→ WRITTEN PROBLEM
List each line of the data in which the string "this" appears.

→ THE RECORDS
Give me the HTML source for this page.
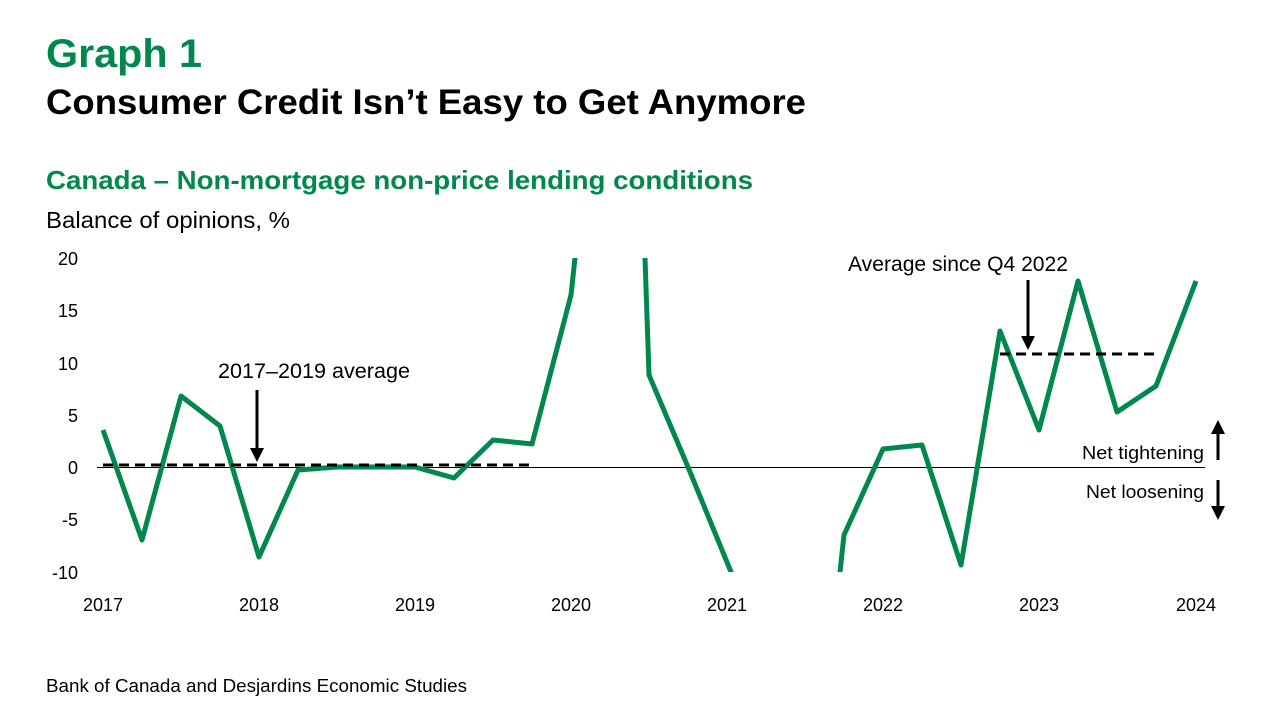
<!DOCTYPE html>
<html><head><meta charset="utf-8"><style>
body{margin:0;width:1280px;height:720px;background:#fff;font-family:"Liberation Sans",sans-serif;overflow:hidden}
</style></head><body>
<svg width="1280" height="720" xmlns="http://www.w3.org/2000/svg" font-family="Liberation Sans, sans-serif">
<text x="46" y="67" font-size="40" font-weight="bold" fill="#00874E" textLength="156" lengthAdjust="spacingAndGlyphs">Graph 1</text>
<text x="46" y="114" font-size="35" font-weight="bold" fill="#000" textLength="760" lengthAdjust="spacingAndGlyphs">Consumer Credit Isn’t Easy to Get Anymore</text>
<text x="46" y="189" font-size="26" font-weight="bold" fill="#00874E" textLength="707" lengthAdjust="spacingAndGlyphs">Canada – Non-mortgage non-price lending conditions</text>
<text x="46" y="228" font-size="23" fill="#000" textLength="244" lengthAdjust="spacingAndGlyphs">Balance of opinions, %</text>
<g font-size="18" fill="#000" text-anchor="end">
<text x="78" y="265">20</text><text x="78" y="317">15</text><text x="78" y="370">10</text>
<text x="78" y="422">5</text><text x="78" y="474">0</text><text x="78" y="526">-5</text><text x="78" y="579">-10</text>
</g>
<g font-size="18" fill="#000" text-anchor="middle">
<text x="103" y="611">2017</text><text x="259" y="611">2018</text><text x="415" y="611">2019</text>
<text x="571" y="611">2020</text><text x="727" y="611">2021</text><text x="883" y="611">2022</text>
<text x="1039" y="611">2023</text><text x="1196" y="611">2024</text>
</g>
<line x1="97" y1="467.5" x2="1205" y2="467.5" stroke="#000" stroke-width="1"/>
<defs><clipPath id="c"><rect x="90" y="258" width="1150" height="314"/></clipPath></defs>
<polyline clip-path="url(#c)" fill="none" stroke="#00874E" stroke-width="5" stroke-linejoin="round" points="103,430 142,540 181,396 220,426 259,557 298,470 337,467 376,467 415,467 454,478 493,440 532,444 571,295 575,258 580,200 640,200 645,258 649,375 688,467 731,572 740,620 836,620 840,572 844,535 883,449 922,445 961,565 1000,331 1039,430 1078,281 1117,412 1156,386 1196,281"/>
<line x1="103" y1="465" x2="532" y2="465" stroke="#000" stroke-width="3" stroke-dasharray="10,6"/>
<line x1="1000" y1="354" x2="1160" y2="354" stroke="#000" stroke-width="3" stroke-dasharray="10,6"/>
<text x="218" y="378" font-size="21" fill="#000" textLength="192" lengthAdjust="spacingAndGlyphs">2017–2019 average</text>
<line x1="257" y1="390" x2="257" y2="450" stroke="#000" stroke-width="3"/><polygon points="250,448 264,448 257,462" fill="#000"/>
<text x="848" y="271" font-size="21" fill="#000" textLength="220" lengthAdjust="spacingAndGlyphs">Average since Q4 2022</text>
<line x1="1028" y1="280" x2="1028" y2="338" stroke="#000" stroke-width="3"/><polygon points="1021,336 1035,336 1028,350" fill="#000"/>
<text x="1204" y="459" font-size="18" fill="#000" text-anchor="end" textLength="122" lengthAdjust="spacingAndGlyphs">Net tightening</text>
<text x="1204" y="498" font-size="18" fill="#000" text-anchor="end" textLength="118" lengthAdjust="spacingAndGlyphs">Net loosening</text>
<line x1="1218" y1="432" x2="1218" y2="460" stroke="#000" stroke-width="3"/><polygon points="1211,434 1225,434 1218,420" fill="#000"/>
<line x1="1218" y1="480" x2="1218" y2="508" stroke="#000" stroke-width="3"/><polygon points="1211,506 1225,506 1218,520" fill="#000"/>
<text x="46" y="692" font-size="18" fill="#000" textLength="421" lengthAdjust="spacingAndGlyphs">Bank of Canada and Desjardins Economic Studies</text>
</svg>
</body></html>
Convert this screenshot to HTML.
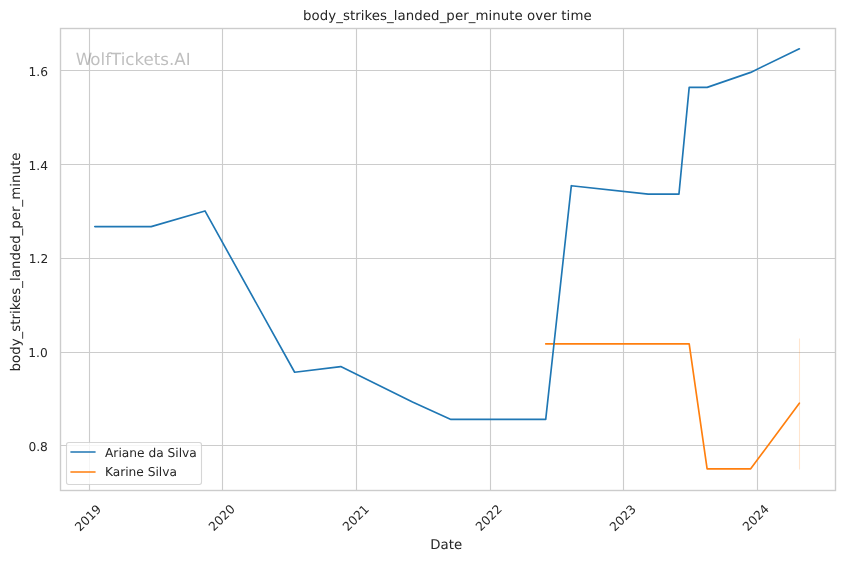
<!DOCTYPE html>
<html lang="en"><head><meta charset="utf-8"><title>body_strikes_landed_per_minute over time</title>
<style>html,body{margin:0;padding:0;background:#fff}body{width:844px;height:561px;overflow:hidden}svg text{white-space:pre;text-rendering:geometricPrecision}</style>
</head><body>
<svg width="844" height="561" viewBox="0 0 844 561" style="display:block">
<rect x="0" y="0" width="844" height="561" fill="#ffffff"/>
<path d="M89.5 28.5V490.5M222.5 28.5V490.5M356.5 28.5V490.5M490.5 28.5V490.5M623.5 28.5V490.5M757.5 28.5V490.5M60.5 70.5H835.5M60.5 164.5H835.5M60.5 258.5H835.5M60.5 352.5H835.5M60.5 445.5H835.5" fill="none" stroke="#cccccc" stroke-width="1.111"/>
<path d="M799.5 338.5V469.5" fill="none" stroke="#ff7f0e" stroke-opacity="0.2" stroke-width="1.111"/>
<polyline points="545.72,343.90 689.19,343.90 707.12,468.80 750.68,468.80 799.36,403.16" fill="none" stroke="#ff7f0e" stroke-width="1.667" stroke-linecap="round" stroke-linejoin="round"/>
<polyline points="94.81,226.59 151.17,226.59 204.98,210.93 294.65,372.22 340.76,366.59 412.50,402.04 450.93,419.39 545.72,419.39 571.34,185.71 648.20,194.06 678.94,194.06 689.19,87.34 707.12,87.34 750.68,72.39 799.36,48.80" fill="none" stroke="#1f77b4" stroke-width="1.667" stroke-linecap="round" stroke-linejoin="round"/>
<rect x="60.5" y="28.5" width="775" height="462" fill="none" stroke="#cccccc" stroke-width="1.389"/>
<rect x="66.5" y="442.5" width="135" height="42" rx="2.2" ry="2.2" fill="#ffffff" fill-opacity="0.8" stroke="#cccccc" stroke-opacity="0.8" stroke-width="1.111"/>
<path d="M71 452H95" fill="none" stroke="#1f77b4" stroke-width="1.667" stroke-linecap="round"/>
<path d="M71 472H95" fill="none" stroke="#ff7f0e" stroke-width="1.667" stroke-linecap="round"/>
<g font-family="'DejaVu Sans','Liberation Sans',sans-serif">
<text x="79.92" y="531.89" font-size="12.222" text-anchor="start" fill="#262626" transform="rotate(-45 79.92 531.89)">2019</text>
<text x="213.70" y="531.75" font-size="12.222" text-anchor="start" fill="#262626" transform="rotate(-45 213.70 531.75)">2020</text>
<text x="347.85" y="531.87" font-size="12.222" text-anchor="start" fill="#262626" transform="rotate(-45 347.85 531.87)">2021</text>
<text x="480.69" y="531.80" font-size="12.222" text-anchor="start" fill="#262626" transform="rotate(-45 480.69 531.80)">2022</text>
<text x="614.79" y="531.90" font-size="12.222" text-anchor="start" fill="#262626" transform="rotate(-45 614.79 531.90)">2023</text>
<text x="747.80" y="531.73" font-size="12.222" text-anchor="start" fill="#262626" transform="rotate(-45 747.80 531.73)">2024</text>
<text x="446.21" y="549.00" font-size="13.333" text-anchor="middle" fill="#262626">Date</text>
<text x="47.84" y="451.00" font-size="12.222" text-anchor="end" fill="#262626">0.8</text>
<text x="47.70" y="357.00" font-size="12.222" text-anchor="end" fill="#262626">1.0</text>
<text x="48.21" y="263.00" font-size="12.222" text-anchor="end" fill="#262626">1.2</text>
<text x="47.99" y="170.00" font-size="12.222" text-anchor="end" fill="#262626">1.4</text>
<text x="47.95" y="76.00" font-size="12.222" text-anchor="end" fill="#262626">1.6</text>
<text x="20.12" y="262.00" font-size="13.333" text-anchor="middle" fill="#262626" transform="rotate(-90 20.12 262.00)" letter-spacing="0.035">body_strikes_landed_per_minute</text>
<text x="74.84" y="65.00" font-size="16.667" text-anchor="start" fill="#808080" fill-opacity="0.5" dx="0.8 -0.8">WolfTickets.AI</text>
<text x="447.37" y="20.00" font-size="13.333" text-anchor="middle" fill="#262626" letter-spacing="0.06">body_strikes_landed_per_minute over time</text>
<text x="105.00" y="457.00" font-size="12.222" text-anchor="start" fill="#262626">Ariane da Silva</text>
<text x="104.88" y="476.00" font-size="12.222" text-anchor="start" fill="#262626">Karine Silva</text>
</g>
</svg>
</body></html>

→ WRITTEN SOLUTION
Give me the HTML source for this page.
Convert this screenshot to HTML.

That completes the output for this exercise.